The fundamental purpose is to ensure institutions remain financially sound against unexpected adverse events, protecting policyholders and depositors from institutional failure. This system is designed to trigger regulatory oversight before an institution reaches a state of insolvency, providing a mechanism for early intervention. Regulators measure the institution’s actual capital against the calculated RBC requirement to assess its overall financial health and resilience.

The Regulatory Framework

The application of capital standards differs between the insurance and banking industries, though the goal of solvency remains consistent. In the United States insurance sector, the National Association of Insurance Commissioners (NAIC) mandates the use of an RBC formula for all licensed companies. State insurance regulators adopt and enforce these standardized requirements, ensuring a uniform approach to assessing risk across the nation. This framework calculates a specific dollar amount of capital an insurer must hold based on its unique risks.

The banking industry operates under the international framework known as the Basel Accords, which utilizes Risk-Weighted Assets (RWA). Basel III requires banks to maintain minimum capital ratios, such as a 4.5% Common Equity Tier 1 capital ratio, relative to their RWA. The RWA calculation assigns different risk weights to various bank assets (e.g., 0% for cash and up to 100% or more for certain corporate loans). This approach allows for a global comparison of bank safety and soundness.
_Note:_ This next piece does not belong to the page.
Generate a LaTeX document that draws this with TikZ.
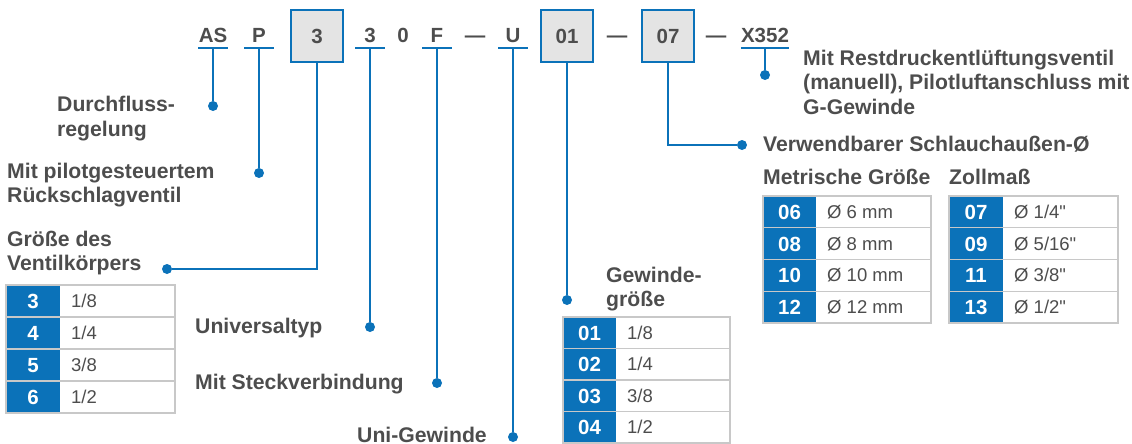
\documentclass[tikz,border=0pt]{standalone}
\usepackage{fontspec}
\setmainfont{Liberation Sans}[Ligatures=TeXOff]
\definecolor{tgray}{HTML}{4D4D4D}
\definecolor{fblue}{HTML}{0B72B9}
\definecolor{boxfill}{HTML}{E4E4E4}
\definecolor{gridgray}{HTML}{C8C8C8}
\newcommand{\lblfont}{\fontsize{21.2}{24.5}\selectfont\bfseries}
\newcommand{\codefont}{\fontsize{20.5}{24.5}\selectfont\bfseries}
\newcommand{\valfont}{\fontsize{18.5}{22}\selectfont}
\tikzset{
  blueline/.style={draw=fblue, line width=2.5pt},
  code/.style={anchor=south, inner xsep=0pt, inner ysep=0pt, text depth=0pt, minimum width=29pt, text=tgray, font=\codefont},
  plain/.style={anchor=base, inner sep=0pt, text=tgray, font=\codefont},
  codebox/.style={draw=fblue, line width=2.5pt, fill=boxfill, minimum size=52pt, inner sep=0pt, text=tgray, font=\codefont},
  dot/.style={circle, fill=fblue, minimum size=10pt, inner sep=0pt},
  lbl/.style={anchor=base west, align=left, inner sep=0pt, text=tgray, font=\lblfont},
  numtxt/.style={anchor=base, inner sep=0pt, text=white, font=\codefont},
  valtxt/.style={anchor=base west, inner sep=0pt, text=tgray, font=\valfont},
  tabgrid/.style={draw=gridgray, line width=1.2pt},
  tabframe/.style={draw=gridgray, line width=2pt},
}
% #1 name, #2 x0, #3 blue end, #4 x1, #5 y0, #6 row height, #7 list
\newcommand{\vtab}[7]{%
  \fill[fblue] (#2,#5) rectangle ({#3},{#5+4*#6});
  \foreach \n/\v [count=\i] in {#7} {
    \node[numtxt] (#1n\i) at ({(#2+#3)/2},{#5+(\i-0.5)*#6+7.5}) {\n};
    \node[valtxt] (#1v\i) at ({#3+11},{#5+(\i-0.5)*#6+6.5}) {\v};
  }
  \foreach \k in {1,2,3} \draw[tabgrid] (#2,{#5+\k*#6}) -- (#4,{#5+\k*#6});
  \draw[tabframe] (#2,#5) rectangle (#4,{#5+4*#6});
}
\begin{document}
\begin{tikzpicture}[x=1pt,y=-1pt]
\useasboundingbox (0,0) rectangle (1132,444);
% code row
\node[code] (cAS) at (213,48) {\raisebox{5pt}{AS}};
\node[code] (cP) at (259,48) {\raisebox{5pt}{P}};
\node[codebox] (B3) at (317,36) {3};
\node[code] (c3) at (370,48) {\raisebox{5pt}{3}};
\node[plain] (c0) at (403,43) {0};
\node[code] (cF) at (437,48) {\raisebox{5pt}{F}};
\node[plain] (d1) at (475,43) {—};
\node[code] (cU) at (513,48) {\raisebox{5pt}{U}};
\node[codebox] (B01) at (567,36) {01};
\node[plain] (d2) at (617,43) {—};
\node[codebox] (B07) at (668,36) {07};
\node[plain] (d3) at (716,43) {—};
\node[code] (cX) at (765,48) {\raisebox{5pt}{X352}};
\foreach \c in {cAS,cP,c3,cF,cU,cX} \draw[blueline] (\c.south west) -- (\c.south east);
% dots
\node[dot] (dAS) at (213,106) {};
\node[dot] (dP) at (259,173) {};
\node[dot] (dB3) at (167,269) {};
\node[dot] (d3dot) at (370,327) {};
\node[dot] (dF) at (437,383) {};
\node[dot] (dU) at (513,437) {};
\node[dot] (dB01) at (567,300) {};
\node[dot] (dB07) at (742,145) {};
\node[dot] (dX) at (765,75) {};
% connectors
\draw[blueline] (cAS.south) -- (dAS);
\draw[blueline] (cP.south) -- (dP);
\draw[blueline] (B3.south) |- (dB3);
\draw[blueline] (c3.south) -- (d3dot);
\draw[blueline] (cF.south) -- (dF);
\draw[blueline] (cU.south) -- (dU);
\draw[blueline] (B01.south) -- (dB01);
\draw[blueline] (B07.south) |- (dB07);
\draw[blueline] (cX.south) -- (dX);
% labels (anchor = baseline of last line)
\node[lbl] (lAS) at (57,136) {Durchfluss-\\regelung};
\node[lbl] (lP) at (7,202.5) {Mit pilotgesteuertem\\Rückschlagventil};
\node[lbl] (lB3) at (7,270.5) {Größe des\\Ventilkörpers};
\node[lbl] (l3) at (195,333) {Universaltyp};
\node[lbl] (lF) at (195,389) {Mit Steckverbindung};
\node[lbl] (lU) at (357,442.5) {Uni-Gewinde};
\node[lbl] (lB01) at (606,306.5) {Gewinde-\\größe};
\node[lbl] (lX) at (803,114) {Mit Restdruckentlüftungsventil\\(manuell), Pilotluftanschluss mit\\G-Gewinde};
\node[lbl] (lB07) at (763,151) {Verwendbarer Schlauchaußen-Ø};
\node[lbl] (lMet) at (763,184) {Metrische Größe};
\node[lbl] (lZoll) at (949,184) {Zollmaß};
% tables
\vtab{tA}{6}{60}{175}{285}{32}{3/{1/8},4/{1/4},5/{3/8},6/{1/2}}
\vtab{tB}{563}{616}{730}{317}{31.5}{01/{1/8},02/{1/4},03/{3/8},04/{1/2}}
\vtab{tC}{763}{816}{931}{196}{31.75}{06/{Ø 6 mm},08/{Ø 8 mm},10/{Ø 10 mm},12/{Ø 12 mm}}
\vtab{tD}{949}{1003}{1118}{196}{31.75}{07/{Ø 1/4"},09/{Ø 5/16"},11/{Ø 3/8"},13/{Ø 1/2"}}
\end{tikzpicture}
\end{document}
Components of Risk Capital

The calculation of required capital begins by assessing the various types of risk an institution faces, which are grouped into distinct categories:

  • Asset Risk (C1): Addresses the potential for losses stemming from debtor default or the decline in value of invested assets, such as stocks and bonds. Capital must be held to cover potential credit losses and market value depreciation across the entire investment portfolio.
  • Underwriting Risk (C2): Accounts for the possibility that actual claims paid will exceed established reserves and collected premiums. This necessitates capital to cover potential misestimation of future liabilities or unexpected frequency and severity of insured events.
  • Interest Rate Risk (C3): Measures the potential loss in value of assets and liabilities due to unexpected changes in market interest rates. This is relevant for long-duration liabilities, where a mismatch between asset and liability duration can cause substantial losses. Capital is required to insulate the balance sheet from volatility caused by shifts in the yield curve.
  • Business Risk (C4): Captures general operational and financial risks not covered by the other categories, including expenses exceeding projections or adverse changes in business volume.

These four primary components are individually calculated using specific factor-based formulas, with the resulting amounts aggregated to determine the total required capital floor.

Calculating the Risk Based Capital Ratio

The Risk Based Capital Ratio is determined by comparing the institution’s available capital to its required capital floor. The numerator of the ratio is the Total Adjusted Capital (TAC), which represents the insurer’s statutory capital and surplus plus specific adjustments for items like the Asset Valuation Reserve. TAC is the actual capital buffer available to absorb unexpected losses.

The denominator is the Authorized Control Level RBC (ACL), which is the minimum amount of capital required based on the formula’s risk components. The ACL is derived by aggregating the calculated risk charges from the various categories. The resulting ratio, expressed as a percentage, provides a clear indicator of the company’s financial strength relative to its risk exposure. A ratio of 200% means the company holds twice the capital required to meet the control level minimum.

Regulatory Action Levels

The calculated RBC ratio dictates the level of regulatory scrutiny an institution faces, with specific action thresholds established to trigger mandatory intervention:

  • Company Action Level (200% of ACL): Requires the institution to submit a comprehensive financial plan to the regulator outlining corrective actions.
  • Regulatory Action Level (150% of ACL): Allows the regulator to examine the institution and issue specific corrective orders.
  • Authorized Control Level (100% of ACL): Allows the regulator to take control of the institution and its assets to stabilize operations.
  • Mandatory Control Level (70% of ACL): Legally requires the regulator to place the institution under supervision or liquidation.

These escalating regulatory levels ensure timely and decisive action is taken to protect stakeholders before total insolvency occurs.